**DATA FOR THIS TASK:**

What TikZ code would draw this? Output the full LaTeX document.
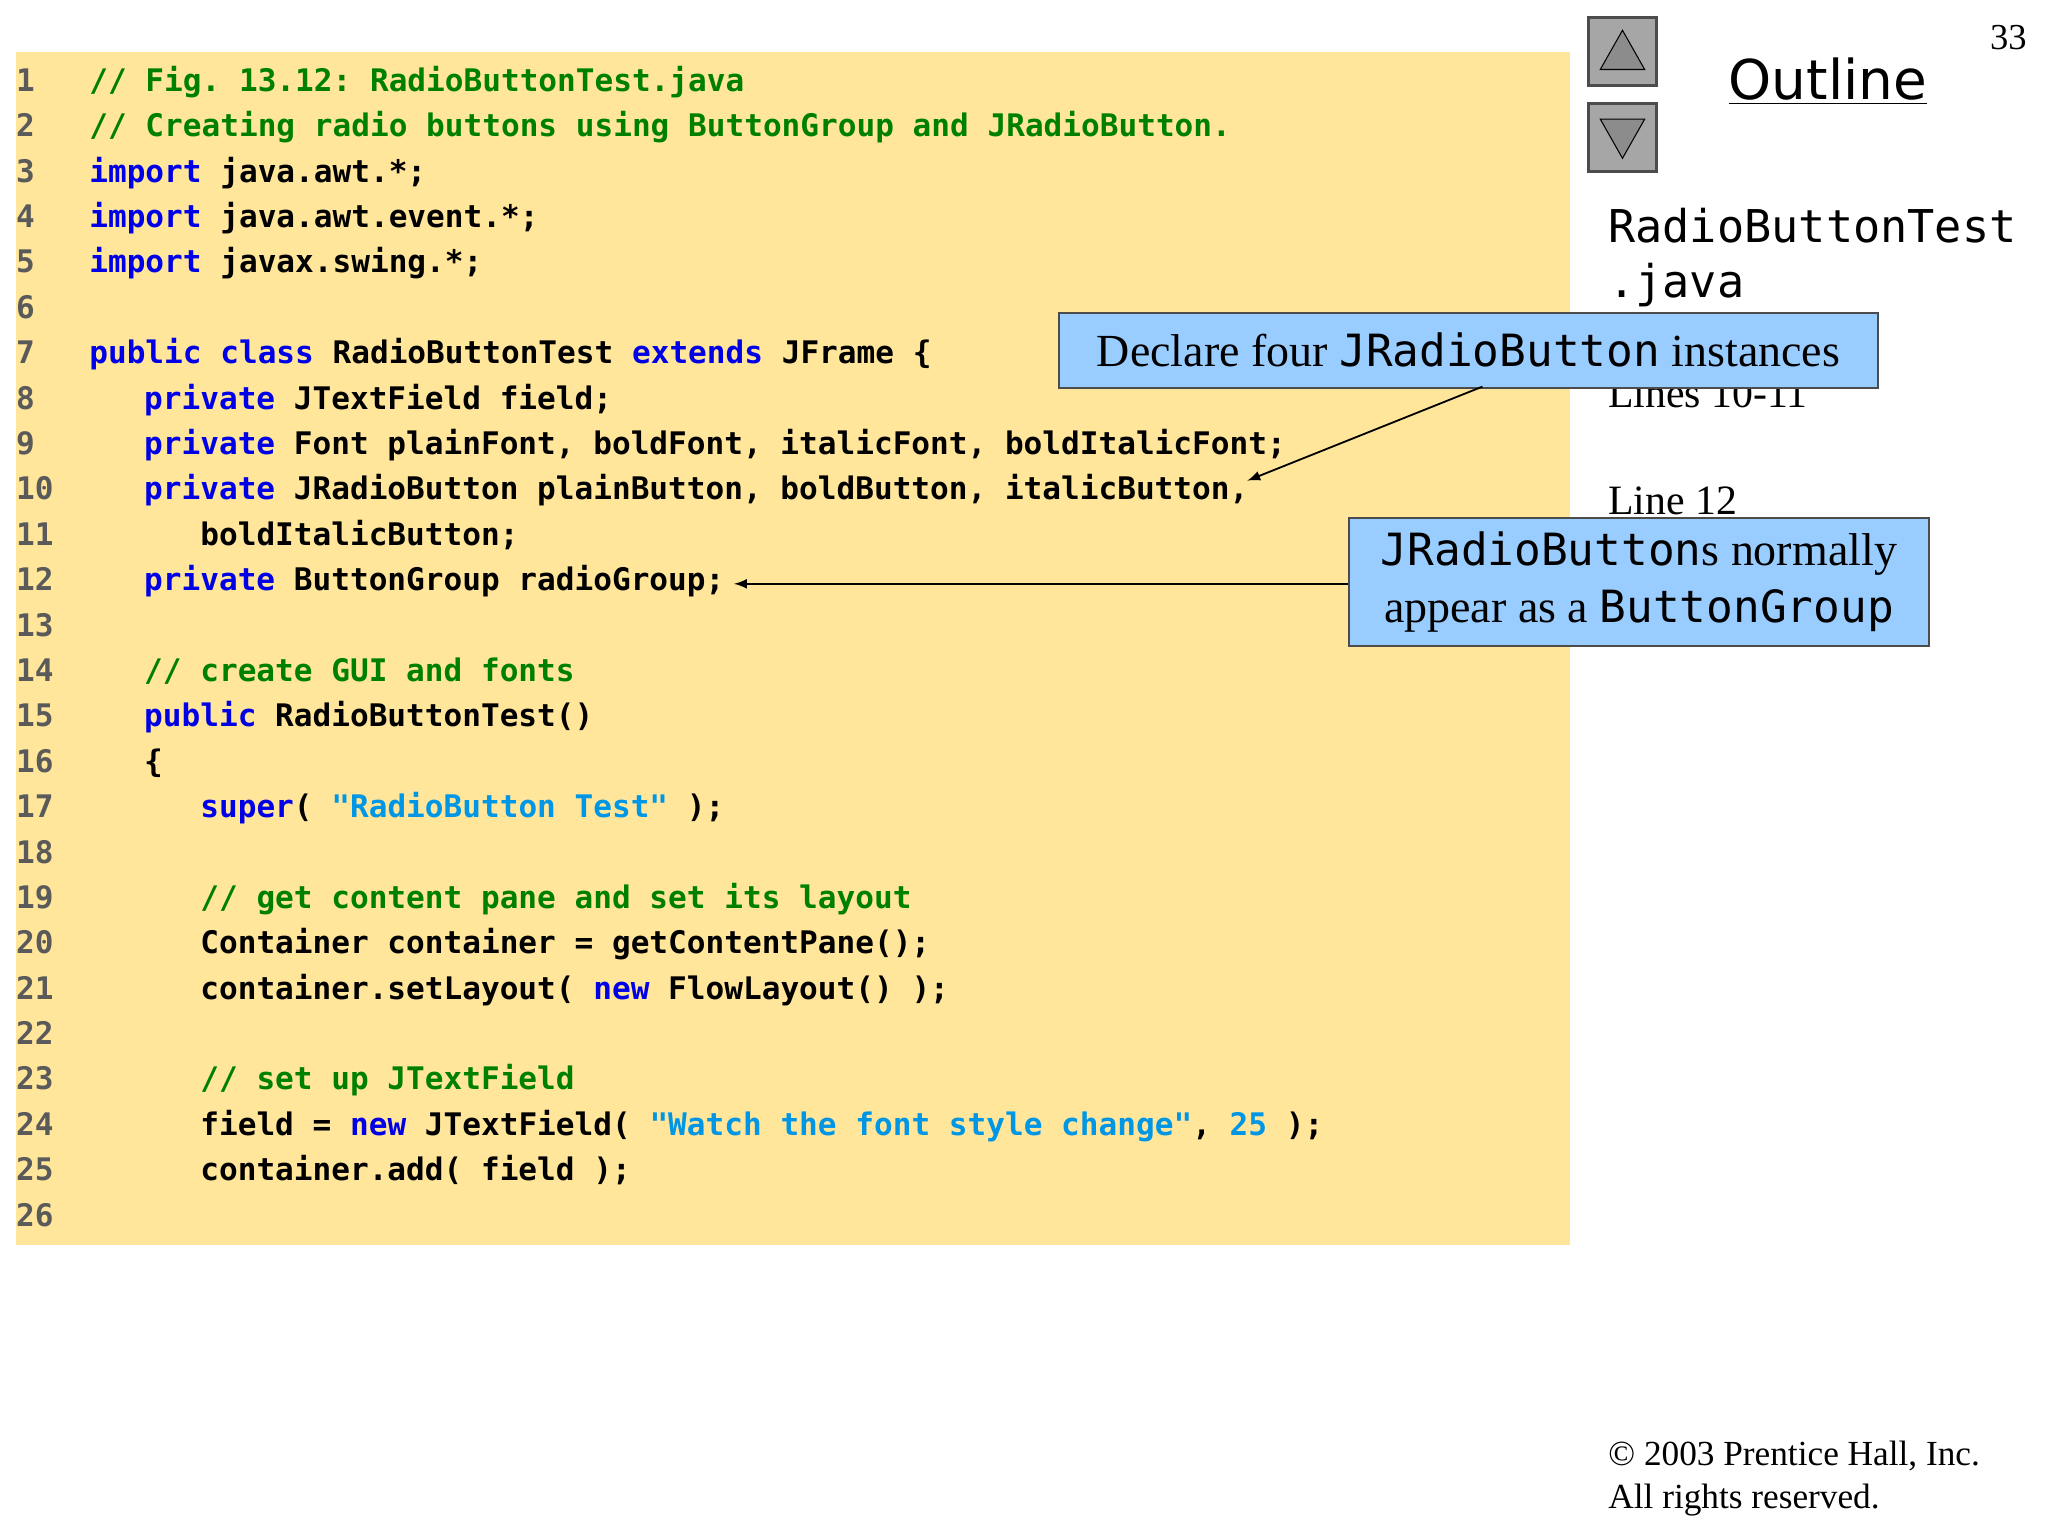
\documentclass[tikz,border=0pt]{standalone}
\usepackage{fontspec}
\setmainfont{Liberation Serif}
\newfontfamily\codefont{DejaVu Sans Mono}[Scale=1]
\newfontfamily\sansf{DejaVu Sans}
\definecolor{kw}{RGB}{0,0,230}
\definecolor{cm}{RGB}{0,128,0}
\definecolor{st}{RGB}{0,150,230}
\definecolor{ln}{RGB}{90,90,90}
\definecolor{bg}{RGB}{255,230,155}
\definecolor{callout}{RGB}{153,204,255}
\newcommand\kw[1]{\textcolor{kw}{#1}}
\newcommand\cm[1]{\textcolor{cm}{#1}}
\newcommand\st[1]{\textcolor{st}{#1}}
\frenchspacing
\begin{document}
\begin{tikzpicture}[x=0.5pt,y=-0.5pt,
  code/.style={anchor=base west,inner sep=0,font=\codefont\bfseries\fontsize{11.9}{14}\selectfont},
  num/.style={anchor=base west,inner sep=0,text=ln,font=\codefont\bfseries\fontsize{11.9}{14}\selectfont},
  calloutbox/.style={draw=black!70,fill=callout,inner sep=0,line width=0.8pt},
  ctext/.style={font=\fontsize{17.6}{22}\selectfont,align=center},
  arr/.style={-latex,line width=0.7pt}]
\useasboundingbox (0,0) rectangle (1568,1176);
\fill[bg] (12,40) rectangle (1202,953);
\foreach \i in {1,...,26}{\node[num] (n\i) at (12,{62+(\i-1)*34.75+8}) {\i};}
\def\Y#1{{62+(#1-1)*34.75+8}}
\node[code] (l1) at (68,\Y1) {\cm{// Fig. 13.12: RadioButtonTest.java}};
\node[code] (l2) at (68,\Y2) {\cm{// Creating radio buttons using ButtonGroup and JRadioButton.}};
\node[code] (l3) at (68,\Y3) {\kw{import} java.awt.*;};
\node[code] (l4) at (68,\Y4) {\kw{import} java.awt.event.*;};
\node[code] (l5) at (68,\Y5) {\kw{import} javax.swing.*;};
\node[code] (l7) at (68,\Y7) {\kw{public} \kw{class} RadioButtonTest \kw{extends} JFrame \{};
\node[code] (l8) at (110,\Y8) {\kw{private} JTextField field;};
\node[code] (l9) at (110,\Y9) {\kw{private} Font plainFont, boldFont, italicFont, boldItalicFont;};
\node[code] (l10) at (110,\Y{10}) {\kw{private} JRadioButton plainButton, boldButton, italicButton,};
\node[code] (l11) at (153,\Y{11}) {boldItalicButton;};
\node[code] (l12) at (110,\Y{12}) {\kw{private} ButtonGroup radioGroup;};
\node[code] (l14) at (110,\Y{14}) {\cm{// create GUI and fonts}};
\node[code] (l15) at (110,\Y{15}) {\kw{public} RadioButtonTest()};
\node[code] (l16) at (110,\Y{16}) {\{};
\node[code] (l17) at (153,\Y{17}) {\kw{super}( \st{"RadioButton Test"} );};
\node[code] (l19) at (153,\Y{19}) {\cm{// get content pane and set its layout}};
\node[code] (l20) at (153,\Y{20}) {Container container = getContentPane();};
\node[code] (l21) at (153,\Y{21}) {container.setLayout( \kw{new} FlowLayout() );};
\node[code] (l23) at (153,\Y{23}) {\cm{// set up JTextField}};
\node[code] (l24) at (153,\Y{24}) {field = \kw{new} JTextField( \st{"Watch the font style change"}, \st{25} );};
\node[code] (l25) at (153,\Y{25}) {container.add( field );};
% right panel
\node[anchor=base east,inner sep=0,font=\fontsize{14}{16}\selectfont] (pg) at (1552,38) {33};
\foreach \yy/\nm in {12/up,78/down}{
  \node[draw=black!70,fill=black!35,line width=1.2pt,minimum size=26pt,inner sep=0,anchor=north west] (\nm) at (1215,\yy) {};}
\fill[black!45,draw=black] ([shift={(0,-16)}]up.center) -- ([shift={(-17,14)}]up.center) -- ([shift={(17,14)}]up.center) -- cycle;
\fill[black!45,draw=black] ([shift={(0,16)}]down.center) -- ([shift={(-17,-14)}]down.center) -- ([shift={(17,-14)}]down.center) -- cycle;
\node[anchor=base west,inner sep=0,font=\sansf\fontsize{21}{25}\selectfont] (ol) at (1323,76) {\underline{Outline}};
\node[anchor=base west,inner sep=0,font=\codefont\fontsize{17.3}{21}\selectfont,align=left] (fn) at (1231,186) {RadioButtonTest};
\node[anchor=base west,inner sep=0,font=\codefont\fontsize{17.3}{21}\selectfont] (fn2) at (1231,228) {.java};
\node[anchor=base west,inner sep=0,font=\fontsize{16}{20}\selectfont] (ll1) at (1231,312) {Lines 10-11};
\node[anchor=base west,inner sep=0,font=\fontsize{16}{20}\selectfont] (ll2) at (1231,394) {Line 12};
% callouts
\node[calloutbox,minimum width=313.5pt,minimum height=28.5pt,anchor=north west] (c1) at (810,239) {};
\node[ctext] at (c1.center) {Declare four {\codefont\fontsize{17}{21}\selectfont JRadioButton} instances};
\node[calloutbox,minimum width=222pt,minimum height=49pt,anchor=north west] (c2) at (1032,396) {};
\node[ctext] at (c2.center) {{\codefont\fontsize{17}{21}\selectfont JRadioButton}s normally\\ appear as a {\codefont\fontsize{17}{21}\selectfont ButtonGroup}};
\coordinate (a1s) at (1135,296);
\coordinate (a1e) at (955,368);
\draw[arr] (a1s) -- (a1e);
\coordinate (a2e) at (562,447);
\draw[arr] (c2.west |- a2e) -- (a2e);
\node[anchor=base west,inner sep=0,font=\fontsize{13.5}{16}\selectfont,align=left] (cp) at (1231,1122) {\textcopyright{} 2003 Prentice Hall, Inc.};
\node[anchor=base west,inner sep=0,font=\fontsize{13.5}{16}\selectfont] (cp2) at (1231,1155) {All rights reserved.};
\end{tikzpicture}
\end{document}
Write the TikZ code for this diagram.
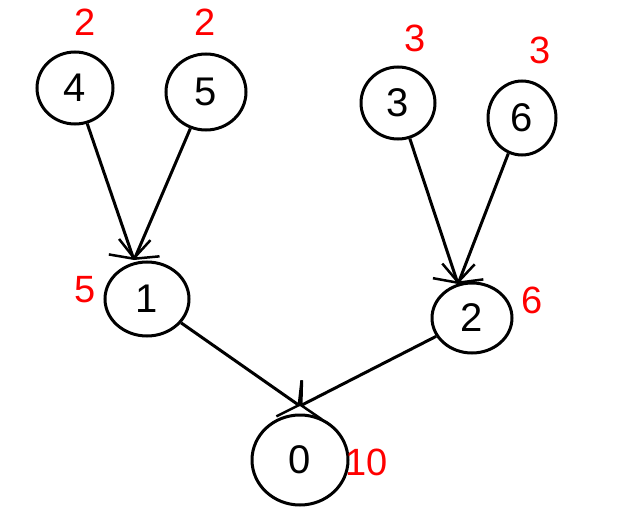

**EXERCISE GOAL:**
Exclude the images, then output the data above word for word.

**WRITTEN SOLUTION:**
What TikZ code would draw this? Output the full LaTeX document.
\documentclass[tikz,border=0pt]{standalone}
\usepackage{fontspec}
\setmainfont{Liberation Serif}
\newfontfamily\codefont{DejaVu Sans Mono}[Scale=1]
\newfontfamily\sansf{DejaVu Sans}
\definecolor{kw}{RGB}{0,0,230}
\definecolor{cm}{RGB}{0,128,0}
\definecolor{st}{RGB}{0,150,230}
\definecolor{ln}{RGB}{90,90,90}
\definecolor{bg}{RGB}{255,230,155}
\definecolor{callout}{RGB}{153,204,255}
\newcommand\kw[1]{\textcolor{kw}{#1}}
\newcommand\cm[1]{\textcolor{cm}{#1}}
\newcommand\st[1]{\textcolor{st}{#1}}
\frenchspacing
\begin{document}
\begin{tikzpicture}[x=0.5pt,y=-0.5pt,
  code/.style={anchor=base west,inner sep=0,font=\codefont\bfseries\fontsize{11.9}{14}\selectfont},
  num/.style={anchor=base west,inner sep=0,text=ln,font=\codefont\bfseries\fontsize{11.9}{14}\selectfont},
  calloutbox/.style={draw=black!70,fill=callout,inner sep=0,line width=0.8pt},
  ctext/.style={font=\fontsize{17.6}{22}\selectfont,align=center},
  arr/.style={-latex,line width=0.7pt}]
\useasboundingbox (0,0) rectangle (1568,1176);
\fill[bg] (12,40) rectangle (1202,953);
\foreach \i in {1,...,26}{\node[num] (n\i) at (12,{62+(\i-1)*34.75+8}) {\i};}
\def\Y#1{{62+(#1-1)*34.75+8}}
\node[code] (l1) at (68,\Y1) {\cm{// Fig. 13.12: RadioButtonTest.java}};
\node[code] (l2) at (68,\Y2) {\cm{// Creating radio buttons using ButtonGroup and JRadioButton.}};
\node[code] (l3) at (68,\Y3) {\kw{import} java.awt.*;};
\node[code] (l4) at (68,\Y4) {\kw{import} java.awt.event.*;};
\node[code] (l5) at (68,\Y5) {\kw{import} javax.swing.*;};
\node[code] (l7) at (68,\Y7) {\kw{public} \kw{class} RadioButtonTest \kw{extends} JFrame \{};
\node[code] (l8) at (110,\Y8) {\kw{private} JTextField field;};
\node[code] (l9) at (110,\Y9) {\kw{private} Font plainFont, boldFont, italicFont, boldItalicFont;};
\node[code] (l10) at (110,\Y{10}) {\kw{private} JRadioButton plainButton, boldButton, italicButton,};
\node[code] (l11) at (153,\Y{11}) {boldItalicButton;};
\node[code] (l12) at (110,\Y{12}) {\kw{private} ButtonGroup radioGroup;};
\node[code] (l14) at (110,\Y{14}) {\cm{// create GUI and fonts}};
\node[code] (l15) at (110,\Y{15}) {\kw{public} RadioButtonTest()};
\node[code] (l16) at (110,\Y{16}) {\{};
\node[code] (l17) at (153,\Y{17}) {\kw{super}( \st{"RadioButton Test"} );};
\node[code] (l19) at (153,\Y{19}) {\cm{// get content pane and set its layout}};
\node[code] (l20) at (153,\Y{20}) {Container container = getContentPane();};
\node[code] (l21) at (153,\Y{21}) {container.setLayout( \kw{new} FlowLayout() );};
\node[code] (l23) at (153,\Y{23}) {\cm{// set up JTextField}};
\node[code] (l24) at (153,\Y{24}) {field = \kw{new} JTextField( \st{"Watch the font style change"}, \st{25} );};
\node[code] (l25) at (153,\Y{25}) {container.add( field );};
% right panel
\node[anchor=base east,inner sep=0,font=\fontsize{14}{16}\selectfont] (pg) at (1552,38) {33};
\foreach \yy/\nm in {12/up,78/down}{
  \node[draw=black!70,fill=black!35,line width=1.2pt,minimum size=26pt,inner sep=0,anchor=north west] (\nm) at (1215,\yy) {};}
\fill[black!45,draw=black] ([shift={(0,-16)}]up.center) -- ([shift={(-17,14)}]up.center) -- ([shift={(17,14)}]up.center) -- cycle;
\fill[black!45,draw=black] ([shift={(0,16)}]down.center) -- ([shift={(-17,-14)}]down.center) -- ([shift={(17,-14)}]down.center) -- cycle;
\node[anchor=base west,inner sep=0,font=\sansf\fontsize{21}{25}\selectfont] (ol) at (1323,76) {\underline{Outline}};
\node[anchor=base west,inner sep=0,font=\codefont\fontsize{17.3}{21}\selectfont,align=left] (fn) at (1231,186) {RadioButtonTest};
\node[anchor=base west,inner sep=0,font=\codefont\fontsize{17.3}{21}\selectfont] (fn2) at (1231,228) {.java};
\node[anchor=base west,inner sep=0,font=\fontsize{16}{20}\selectfont] (ll1) at (1231,312) {Lines 10-11};
\node[anchor=base west,inner sep=0,font=\fontsize{16}{20}\selectfont] (ll2) at (1231,394) {Line 12};
% callouts
\node[calloutbox,minimum width=313.5pt,minimum height=28.5pt,anchor=north west] (c1) at (810,239) {};
\node[ctext] at (c1.center) {Declare four {\codefont\fontsize{17}{21}\selectfont JRadioButton} instances};
\node[calloutbox,minimum width=222pt,minimum height=49pt,anchor=north west] (c2) at (1032,396) {};
\node[ctext] at (c2.center) {{\codefont\fontsize{17}{21}\selectfont JRadioButton}s normally\\ appear as a {\codefont\fontsize{17}{21}\selectfont ButtonGroup}};
\coordinate (a1s) at (1135,296);
\coordinate (a1e) at (955,368);
\draw[arr] (a1s) -- (a1e);
\coordinate (a2e) at (562,447);
\draw[arr] (c2.west |- a2e) -- (a2e);
\node[anchor=base west,inner sep=0,font=\fontsize{13.5}{16}\selectfont,align=left] (cp) at (1231,1122) {\textcopyright{} 2003 Prentice Hall, Inc.};
\node[anchor=base west,inner sep=0,font=\fontsize{13.5}{16}\selectfont] (cp2) at (1231,1155) {All rights reserved.};
\end{tikzpicture}
\end{document}
Write the TikZ code for this diagram.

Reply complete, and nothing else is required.